(What is being asked)
Identify the lines that include the word "this", then copy all of them.

(Information given)
========
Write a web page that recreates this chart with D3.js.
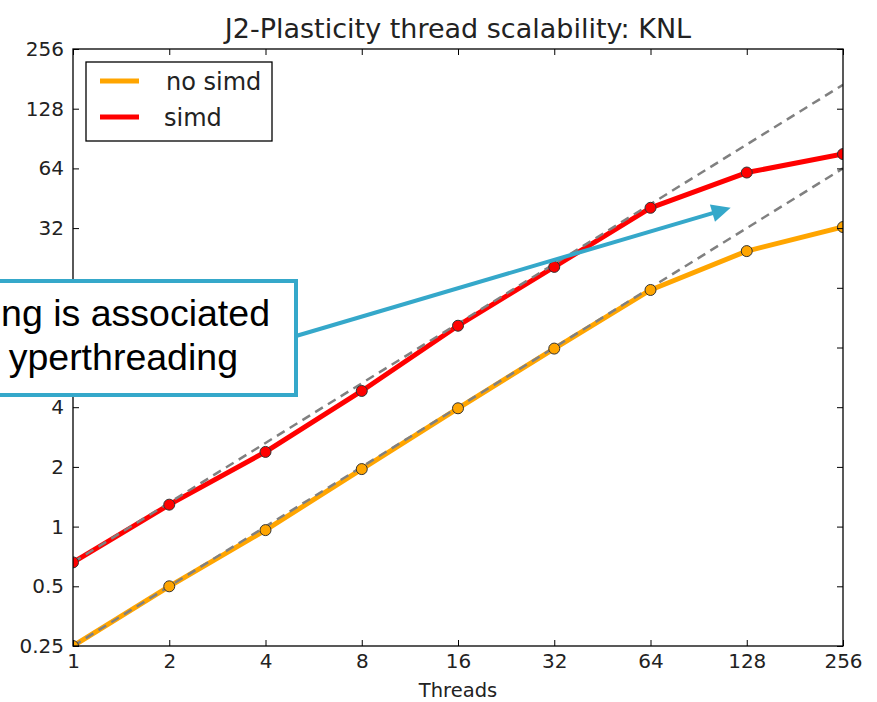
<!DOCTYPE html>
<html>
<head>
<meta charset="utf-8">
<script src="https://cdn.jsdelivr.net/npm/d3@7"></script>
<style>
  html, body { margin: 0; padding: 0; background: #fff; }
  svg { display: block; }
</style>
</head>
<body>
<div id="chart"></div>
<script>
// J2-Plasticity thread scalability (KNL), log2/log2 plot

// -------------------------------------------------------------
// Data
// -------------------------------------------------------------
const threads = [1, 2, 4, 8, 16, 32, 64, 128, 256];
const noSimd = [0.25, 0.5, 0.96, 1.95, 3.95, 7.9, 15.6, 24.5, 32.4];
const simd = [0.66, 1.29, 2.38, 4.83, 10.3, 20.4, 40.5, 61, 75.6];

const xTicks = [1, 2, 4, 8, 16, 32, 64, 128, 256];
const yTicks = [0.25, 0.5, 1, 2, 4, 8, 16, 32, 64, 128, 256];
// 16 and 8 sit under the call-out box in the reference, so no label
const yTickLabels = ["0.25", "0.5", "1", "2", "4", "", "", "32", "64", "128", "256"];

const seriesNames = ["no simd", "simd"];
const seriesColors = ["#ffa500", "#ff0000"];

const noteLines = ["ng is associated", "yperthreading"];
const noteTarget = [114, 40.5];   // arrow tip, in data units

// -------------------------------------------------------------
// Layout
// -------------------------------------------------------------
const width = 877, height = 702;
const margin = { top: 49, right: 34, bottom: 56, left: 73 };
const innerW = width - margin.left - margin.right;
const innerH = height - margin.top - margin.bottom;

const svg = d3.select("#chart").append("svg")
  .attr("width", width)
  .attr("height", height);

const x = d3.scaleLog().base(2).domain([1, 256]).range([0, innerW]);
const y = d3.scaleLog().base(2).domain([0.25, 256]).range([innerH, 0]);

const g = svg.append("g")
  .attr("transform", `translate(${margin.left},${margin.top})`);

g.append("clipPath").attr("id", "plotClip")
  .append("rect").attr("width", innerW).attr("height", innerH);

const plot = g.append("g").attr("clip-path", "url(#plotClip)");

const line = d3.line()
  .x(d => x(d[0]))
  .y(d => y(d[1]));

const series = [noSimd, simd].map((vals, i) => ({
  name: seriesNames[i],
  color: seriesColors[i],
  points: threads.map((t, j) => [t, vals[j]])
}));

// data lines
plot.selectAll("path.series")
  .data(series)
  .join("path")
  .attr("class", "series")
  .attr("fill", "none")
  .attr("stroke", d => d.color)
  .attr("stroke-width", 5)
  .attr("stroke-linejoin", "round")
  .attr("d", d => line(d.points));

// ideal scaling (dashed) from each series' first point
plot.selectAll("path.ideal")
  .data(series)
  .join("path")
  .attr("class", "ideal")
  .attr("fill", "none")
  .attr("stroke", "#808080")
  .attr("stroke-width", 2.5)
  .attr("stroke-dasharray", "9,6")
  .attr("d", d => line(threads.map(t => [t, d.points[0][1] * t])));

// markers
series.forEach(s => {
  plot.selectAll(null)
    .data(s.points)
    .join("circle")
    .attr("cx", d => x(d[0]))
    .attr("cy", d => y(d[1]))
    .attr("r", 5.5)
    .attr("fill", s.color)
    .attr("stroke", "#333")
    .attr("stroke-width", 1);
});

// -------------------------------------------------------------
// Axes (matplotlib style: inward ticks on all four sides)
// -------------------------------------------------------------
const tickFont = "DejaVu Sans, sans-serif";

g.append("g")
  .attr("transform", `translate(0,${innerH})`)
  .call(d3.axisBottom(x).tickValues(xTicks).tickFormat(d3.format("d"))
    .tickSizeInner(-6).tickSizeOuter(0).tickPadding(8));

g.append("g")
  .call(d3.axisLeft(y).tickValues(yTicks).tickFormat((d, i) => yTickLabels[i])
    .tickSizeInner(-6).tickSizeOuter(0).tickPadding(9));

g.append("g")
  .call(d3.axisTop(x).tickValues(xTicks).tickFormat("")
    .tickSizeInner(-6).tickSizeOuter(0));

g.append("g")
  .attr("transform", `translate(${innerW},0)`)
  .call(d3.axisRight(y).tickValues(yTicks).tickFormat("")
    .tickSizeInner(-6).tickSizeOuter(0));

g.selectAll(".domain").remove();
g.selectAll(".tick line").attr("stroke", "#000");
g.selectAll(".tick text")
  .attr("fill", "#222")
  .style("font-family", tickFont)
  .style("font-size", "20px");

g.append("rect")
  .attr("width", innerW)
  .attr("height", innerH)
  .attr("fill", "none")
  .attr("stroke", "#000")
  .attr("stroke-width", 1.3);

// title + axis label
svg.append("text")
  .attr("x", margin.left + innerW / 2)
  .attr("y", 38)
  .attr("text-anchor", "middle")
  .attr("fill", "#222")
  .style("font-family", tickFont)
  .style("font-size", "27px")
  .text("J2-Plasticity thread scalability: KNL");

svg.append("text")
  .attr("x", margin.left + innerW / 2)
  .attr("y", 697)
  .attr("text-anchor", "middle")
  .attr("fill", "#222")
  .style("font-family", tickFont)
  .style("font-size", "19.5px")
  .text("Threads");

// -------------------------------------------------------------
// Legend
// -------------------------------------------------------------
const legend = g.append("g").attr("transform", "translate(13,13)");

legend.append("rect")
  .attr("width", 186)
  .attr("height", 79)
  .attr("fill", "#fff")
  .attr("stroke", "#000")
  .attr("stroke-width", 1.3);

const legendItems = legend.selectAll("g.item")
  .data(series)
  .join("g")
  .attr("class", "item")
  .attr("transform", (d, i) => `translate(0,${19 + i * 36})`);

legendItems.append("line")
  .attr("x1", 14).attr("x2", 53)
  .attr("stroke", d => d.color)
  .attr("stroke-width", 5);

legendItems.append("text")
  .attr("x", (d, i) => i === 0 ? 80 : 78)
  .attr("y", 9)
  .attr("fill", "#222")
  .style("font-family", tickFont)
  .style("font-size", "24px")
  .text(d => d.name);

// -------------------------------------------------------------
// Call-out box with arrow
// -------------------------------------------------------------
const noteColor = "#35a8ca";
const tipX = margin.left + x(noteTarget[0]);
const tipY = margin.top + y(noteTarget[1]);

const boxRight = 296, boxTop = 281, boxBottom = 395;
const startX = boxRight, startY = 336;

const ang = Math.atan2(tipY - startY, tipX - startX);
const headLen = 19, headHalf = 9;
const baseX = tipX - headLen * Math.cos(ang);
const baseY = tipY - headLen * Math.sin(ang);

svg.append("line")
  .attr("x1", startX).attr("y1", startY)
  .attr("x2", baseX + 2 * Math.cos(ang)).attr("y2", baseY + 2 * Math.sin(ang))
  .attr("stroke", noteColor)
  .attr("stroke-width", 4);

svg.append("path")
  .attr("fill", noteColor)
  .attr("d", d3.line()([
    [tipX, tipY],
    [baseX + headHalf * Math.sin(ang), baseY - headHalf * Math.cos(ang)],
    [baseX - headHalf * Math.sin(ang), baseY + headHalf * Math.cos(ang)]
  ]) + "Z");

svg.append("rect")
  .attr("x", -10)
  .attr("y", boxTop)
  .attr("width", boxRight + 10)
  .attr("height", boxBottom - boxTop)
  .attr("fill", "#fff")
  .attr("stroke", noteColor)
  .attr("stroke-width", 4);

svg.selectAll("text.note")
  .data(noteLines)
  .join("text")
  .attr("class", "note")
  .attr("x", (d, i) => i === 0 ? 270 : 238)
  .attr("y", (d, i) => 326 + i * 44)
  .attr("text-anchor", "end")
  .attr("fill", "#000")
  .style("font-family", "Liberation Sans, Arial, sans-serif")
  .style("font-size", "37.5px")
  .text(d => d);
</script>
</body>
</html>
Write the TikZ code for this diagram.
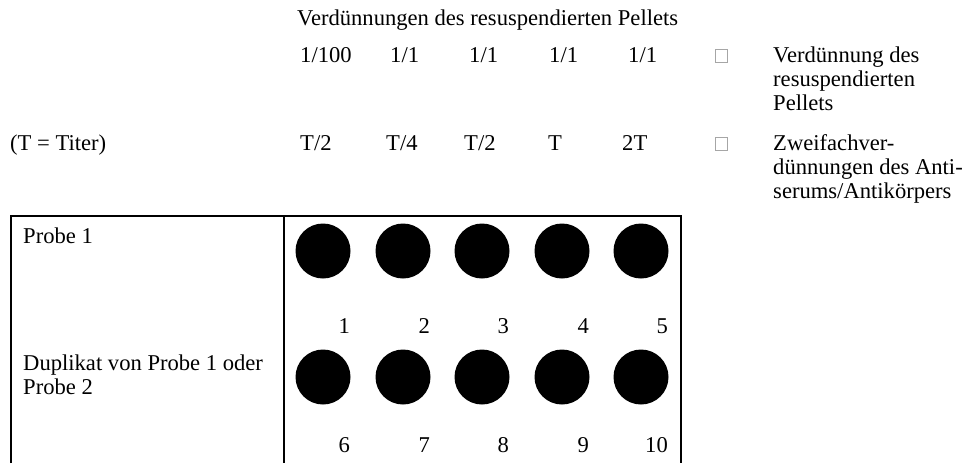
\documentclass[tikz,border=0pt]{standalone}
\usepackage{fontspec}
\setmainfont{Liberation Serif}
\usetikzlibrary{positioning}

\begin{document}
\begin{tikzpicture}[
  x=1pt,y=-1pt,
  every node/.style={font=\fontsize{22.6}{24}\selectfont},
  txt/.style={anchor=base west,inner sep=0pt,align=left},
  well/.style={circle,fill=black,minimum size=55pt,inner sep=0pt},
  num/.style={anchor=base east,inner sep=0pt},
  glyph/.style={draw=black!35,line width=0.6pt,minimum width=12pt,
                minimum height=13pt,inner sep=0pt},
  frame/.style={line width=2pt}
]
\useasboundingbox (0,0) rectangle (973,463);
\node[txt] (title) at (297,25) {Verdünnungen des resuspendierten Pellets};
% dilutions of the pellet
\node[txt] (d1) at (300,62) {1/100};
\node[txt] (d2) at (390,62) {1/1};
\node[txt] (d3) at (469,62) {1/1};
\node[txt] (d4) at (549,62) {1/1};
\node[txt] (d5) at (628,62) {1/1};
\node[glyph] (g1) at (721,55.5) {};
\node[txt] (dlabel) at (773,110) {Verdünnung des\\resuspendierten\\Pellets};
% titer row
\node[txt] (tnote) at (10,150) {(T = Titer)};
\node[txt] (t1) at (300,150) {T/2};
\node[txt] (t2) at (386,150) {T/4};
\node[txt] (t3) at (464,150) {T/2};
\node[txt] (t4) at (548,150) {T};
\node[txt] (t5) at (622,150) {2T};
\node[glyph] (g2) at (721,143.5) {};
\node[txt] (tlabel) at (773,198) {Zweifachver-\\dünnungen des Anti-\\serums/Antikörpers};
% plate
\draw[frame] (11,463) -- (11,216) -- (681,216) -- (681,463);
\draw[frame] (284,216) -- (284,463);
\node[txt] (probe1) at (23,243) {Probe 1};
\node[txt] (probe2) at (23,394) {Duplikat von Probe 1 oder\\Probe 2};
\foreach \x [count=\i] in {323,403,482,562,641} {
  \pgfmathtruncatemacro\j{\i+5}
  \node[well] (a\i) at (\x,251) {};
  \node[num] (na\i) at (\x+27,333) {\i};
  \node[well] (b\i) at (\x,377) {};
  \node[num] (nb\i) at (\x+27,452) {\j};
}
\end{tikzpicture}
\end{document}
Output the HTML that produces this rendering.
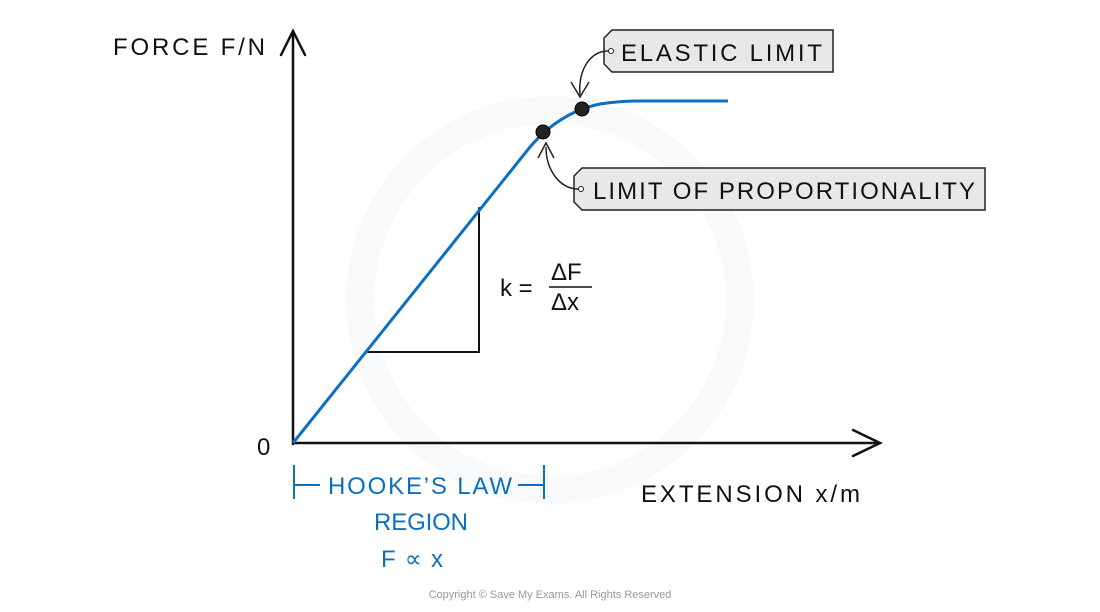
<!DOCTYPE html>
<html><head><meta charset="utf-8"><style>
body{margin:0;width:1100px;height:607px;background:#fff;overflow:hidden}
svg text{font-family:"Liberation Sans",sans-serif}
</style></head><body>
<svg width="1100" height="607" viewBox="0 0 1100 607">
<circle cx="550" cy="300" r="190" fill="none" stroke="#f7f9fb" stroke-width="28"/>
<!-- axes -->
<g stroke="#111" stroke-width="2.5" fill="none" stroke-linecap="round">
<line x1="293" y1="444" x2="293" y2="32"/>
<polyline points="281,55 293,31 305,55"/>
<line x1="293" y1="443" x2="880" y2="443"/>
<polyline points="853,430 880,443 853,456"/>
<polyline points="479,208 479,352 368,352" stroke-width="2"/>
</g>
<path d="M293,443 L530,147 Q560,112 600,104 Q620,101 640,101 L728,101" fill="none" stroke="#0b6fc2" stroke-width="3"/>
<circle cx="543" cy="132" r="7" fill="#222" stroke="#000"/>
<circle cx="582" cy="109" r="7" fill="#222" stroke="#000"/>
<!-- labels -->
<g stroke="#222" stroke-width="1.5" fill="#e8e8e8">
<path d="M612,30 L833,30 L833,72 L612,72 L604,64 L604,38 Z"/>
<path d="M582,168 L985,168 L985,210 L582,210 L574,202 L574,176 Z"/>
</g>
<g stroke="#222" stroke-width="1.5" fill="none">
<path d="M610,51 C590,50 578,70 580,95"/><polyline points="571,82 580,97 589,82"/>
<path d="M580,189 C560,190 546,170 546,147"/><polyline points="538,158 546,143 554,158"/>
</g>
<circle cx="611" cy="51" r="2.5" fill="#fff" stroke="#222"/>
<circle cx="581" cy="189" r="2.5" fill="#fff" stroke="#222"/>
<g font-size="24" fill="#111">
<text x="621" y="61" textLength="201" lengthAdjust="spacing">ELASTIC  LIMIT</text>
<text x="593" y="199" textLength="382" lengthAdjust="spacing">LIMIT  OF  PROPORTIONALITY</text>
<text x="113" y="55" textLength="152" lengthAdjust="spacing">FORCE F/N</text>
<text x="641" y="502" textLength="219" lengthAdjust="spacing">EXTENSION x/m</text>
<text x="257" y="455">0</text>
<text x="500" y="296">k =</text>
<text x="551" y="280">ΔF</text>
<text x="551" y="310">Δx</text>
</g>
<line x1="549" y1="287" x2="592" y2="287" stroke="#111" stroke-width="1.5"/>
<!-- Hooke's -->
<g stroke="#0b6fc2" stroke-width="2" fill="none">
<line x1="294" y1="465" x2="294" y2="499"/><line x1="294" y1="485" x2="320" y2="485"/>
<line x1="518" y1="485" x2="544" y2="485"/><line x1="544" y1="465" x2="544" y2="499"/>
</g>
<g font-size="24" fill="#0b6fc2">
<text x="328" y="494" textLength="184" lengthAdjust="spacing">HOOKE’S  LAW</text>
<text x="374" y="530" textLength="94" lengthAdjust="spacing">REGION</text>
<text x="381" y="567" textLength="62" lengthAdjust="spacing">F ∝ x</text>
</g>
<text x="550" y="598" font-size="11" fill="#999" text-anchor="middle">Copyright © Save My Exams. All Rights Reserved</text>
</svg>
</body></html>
========
(Task result)
Write a web page that recreates this chart with D3.js.
Write the TikZ code for this diagram.
Output the HTML that produces this rendering.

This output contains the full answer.